2. Offensive glass vs. transition leakage. Sodie Mesquita crash the boards hard—specifically Camila Rocha on the weak side. Recife’s power forward Lima often leaks out early for easy baskets. The decisive zone on the court will be the mid-court area after a shot. If Sodie Mesquita send three to the offensive glass and Recife secure the rebound, it becomes a 3-on-2 or 2-on-1 sprint the other way. If Sodie Mesquita instead send only two and keep a safety back, they slow Recife’s primary weapon. That tactical choice will be visible from the first possession.

3. Corner threes vs. zone rotations. Sodie Mesquita’s 2-3 zone is weakest at the corners. Recife’s secondary action often involves a skip pass to the weak-side corner for their small forward.
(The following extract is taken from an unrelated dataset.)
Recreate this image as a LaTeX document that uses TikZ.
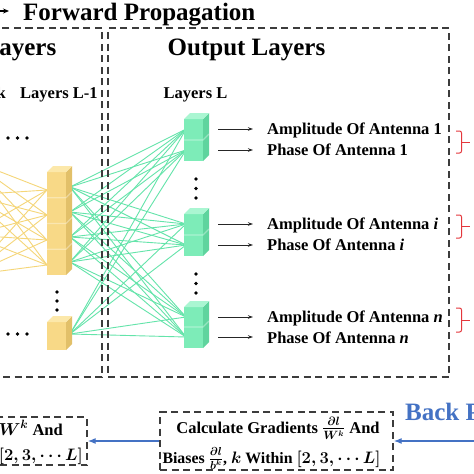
\documentclass[tikz,border=0pt]{standalone}
\usepackage{fontspec}
\setmainfont{Liberation Serif}
\usetikzlibrary{arrows.meta}
\definecolor{glin}{RGB}{100,228,170}
\definecolor{ylin}{RGB}{245,214,120}
\definecolor{gfront}{RGB}{125,236,184}
\definecolor{gside}{RGB}{95,212,158}
\definecolor{gtop}{RGB}{170,246,210}
\definecolor{yfront}{RGB}{248,217,135}
\definecolor{yside}{RGB}{226,192,105}
\definecolor{ytop}{RGB}{252,232,170}
\definecolor{dashc}{RGB}{60,60,60}
\definecolor{bpblue}{RGB}{68,114,196}
\definecolor{brred}{RGB}{228,55,60}
\newcommand\mycube[6]{%
  \fill[#4] (#1,#2) rectangle ({#1+19},#3);
  \fill[#5] ({#1+19},#2) -- ({#1+25},{#2-6}) -- ({#1+25},{#3-6}) -- ({#1+19},#3) -- cycle;
  \fill[#6] (#1,#2) -- ({#1+6},{#2-6}) -- ({#1+25},{#2-6}) -- ({#1+19},#2) -- cycle;
}
\begin{document}
\begin{tikzpicture}[x=1pt,y=-1pt,
  big/.style={font=\bfseries\fontsize{25}{30}\selectfont, inner sep=0pt},
  mid/.style={font=\bfseries\fontsize{16.5}{20}\selectfont, inner sep=0pt},
  bt/.style={font=\bfseries\boldmath\fontsize{16.5}{20}\selectfont, inner sep=0pt},
  dashbox/.style={draw=dashc, line width=1.4pt, dash pattern=on 7pt off 4.5pt, inner sep=0pt},
  ylinks/.style={ylin, line width=0.9pt},
  glinks/.style={glin, line width=0.9pt},
  outarr/.style={line width=0.9pt, -{Stealth[length=5pt,width=3.5pt]}, black!85},
  bluearr/.style={bpblue, line width=1.3pt, -{Latex[length=8pt,width=6pt]}},
  brace/.style={brred, line width=1pt, rounded corners=2pt},
  band/.style={white, opacity=0.35, line width=1.2pt}]
\useasboundingbox (0,0) rectangle (474,474);
\fill[white] (0,0) rectangle (474,474);

% ---- network coordinates
\foreach \i/\yy in {1/160,2/195,3/235,4/275} \coordinate (src\i) at (-30,\yy);
\foreach \i/\yy in {1/190,2/215,3/240,4/265} \coordinate (yin\i) at (47,\yy);
\foreach \i/\yy in {1/187,2/212,3/237,4/262,5/334} \coordinate (yout\i) at (70,\yy);
\foreach \i/\yy in {1/129,2/150,3/224,4/245,5/317,6/337} {
  \coordinate (gin\i) at (186,\yy);
  \coordinate (as\i) at (218,\yy);
  \coordinate (ae\i) at (253,\yy);
}

% ---- links
\foreach \a in {1,...,4} \foreach \b in {1,...,4} \draw[ylinks] (src\a) -- (yin\b);
\foreach \a in {1,...,5} \foreach \b in {1,...,6} \draw[glinks] (yout\a) -- (gin\b);

% ---- yellow cubes
\mycube{47}{172}{275}{yfront}{yside}{ytop}
\foreach \s in {197.75,223.5,249.25} \draw[band] (47,\s) -- (66,\s) -- (72,{\s-6});
\mycube{47}{322}{350}{yfront}{yside}{ytop}

% ---- green cubes
\foreach \t/\m/\b in {119/140/161, 214/235/256, 307/327/348} {
  \mycube{184}{\t}{\b}{gfront}{gside}{gtop}
  \draw[band] (184,\m) -- (203,\m) -- (209,{\m-6});
}

% ---- dots
\foreach \xx in {8,17.5,27} {\fill (\xx,138) circle (1.8); \fill (\xx,334) circle (1.8);}
\foreach \yy in {292,301,310} \fill (57,\yy) circle (1.8);
\foreach \yy in {179,188.5,198,274,283.5,293} \fill (196,\yy) circle (1.8);

% ---- dashed frames
\node[dashbox, minimum width=122pt, minimum height=349pt] (hid) at (41,202.5) {};
\node[dashbox, minimum width=341pt, minimum height=349pt] (outb) at (278.5,202.5) {};

% ---- header
\coordinate (fpsrc) at (-12,11);
\node[big, anchor=base west] (fp) at (23,20) {Forward Propagation};
\draw[line width=1.3pt, -{Stealth[length=6pt,width=5pt]}] (fpsrc) -- ([xshift=-14pt]fp.west |- fpsrc);
\node[big, anchor=base east] (hl) at (56.5,55) {Layers};
\node[big, anchor=base] (ol) at (246.5,55) {Output Layers};
\node[mid, anchor=base east] (lk) at (6,98) {Layers k};
\node[mid, anchor=base west] (ll1) at (20,98) {Layers L-1};
\node[mid, anchor=base] (ll) at (195.5,98) {Layers L};

% ---- outputs
\node[mid, anchor=base west] (amp1) at (267,134.5) {Amplitude Of Antenna 1};
\node[mid, anchor=base west] (ph1) at (267,155.5) {Phase Of Antenna 1};
\node[mid, anchor=base west] (ampi) at (267,229.5) {Amplitude Of Antenna \textit{i}};
\node[mid, anchor=base west] (phi) at (267,250.5) {Phase Of Antenna \textit{i}};
\node[mid, anchor=base west] (ampn) at (267,322.5) {Amplitude Of Antenna \textit{n}};
\node[mid, anchor=base west] (phn) at (267,343) {Phase Of Antenna \textit{n}};
\foreach \i in {1,...,6} \draw[outarr] (as\i) -- (ae\i);

% ---- red braces
\foreach \t/\b in {131/153, 215/238, 308/332} {
  \draw[brace] (456,\t) -- (461.5,\t) -- (461.5,\b) -- (456,\b);
  \draw[brred, line width=1pt] (461.5,{(\t+\b)/2}) -- (470,{(\t+\b)/2});
}

% ---- back propagation
\node[dashbox, line width=1.3pt, minimum width=233pt, minimum height=58pt] (calc) at (276.5,441) {};
\node[bt, anchor=base] (c1) at (278,433) {Calculate Gradients $\frac{\partial l}{W^k}$ And};
\node[bt, anchor=base] (c2) at (271.5,463) {\scalebox{0.96}{Biases $\frac{\partial l}{b^k}$, $k$ Within $[2,3,\cdots L]$}};
\node[dashbox, line width=1.3pt, minimum width=110pt, minimum height=48pt] (upd) at (32,441) {};
\node[bt, anchor=base east] (u1) at (63,435) {Update Weights $W^k$ And};
\node[bt, anchor=base east] (u2) at (83,460) {\scalebox{0.96}{Biases $b^k$ Within $[2,3,\cdots L]$}};
\node[big, text=bpblue, anchor=base west] (bp) at (405,420) {Back Propagation};
\coordinate (bpsrc) at (490,441);
\draw[bluearr] (bpsrc) -- (calc.east);
\draw[bluearr] (calc.west) -- (upd.east);
\end{tikzpicture}
\end{document}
If Recife shoot 40% or better from those spots, the zone will stretch and collapse. If they miss, Sodie Mesquita rebound and grind them down.

Match Scenario and Prediction

The first five minutes are everything. Recife will open with a trap on Mendes and try to generate two quick transition buckets. Sodie Mesquita will counter by walking the ball up, ignoring early shot-clock opportunities, and feeding Rocha in the post to force Lima into foul trouble. Expect a low-scoring first quarter—perhaps 14–12—as both teams test the other’s discipline. By halftime, one of two patterns will emerge: either Recife have forced 10+ turnovers and lead by 8–10 points, or Sodie Mesquita have kept the game in the half-court and lead by 4–6.

I lean toward the latter. Sodie Mesquita’s home court and the partial injury to Bruna Costa are actually less critical than their defensive rebounding discipline. They learned from the last loss. Look for them to send only two players to the offensive glass, keep a guard high, and force Recife into half-court possessions. Without those 15–20 fast-break points, Recife’s half-court offence stalls. They shoot only 42% inside the arc against zone defences. Prediction: Sodie Mesquita wins 71–64. The total stays under 138.5, and Recife’s three-point percentage falls below 30% as they resort to rushed attempts late in the shot clock. The key metric is turnovers. If Sodie Mesquita keep theirs under 14, they cover the -4.5 spread comfortably.

Final Thoughts

This is not merely a battle for standings position. It is a referendum on whether disciplined, slow-control basketball can still suffocate a younger, faster team in the modern women’s game. Sodie Mesquita will try to turn every possession into a rock fight. SC Recife want to turn every miss into a sprint. The question this match will answer is simple: can you win a playoff game in the LBF without a single breakaway dunk, or must you eventually run? On 7 June, on their home court, expect Sodie Mesquita to make their stand for the old-school answer.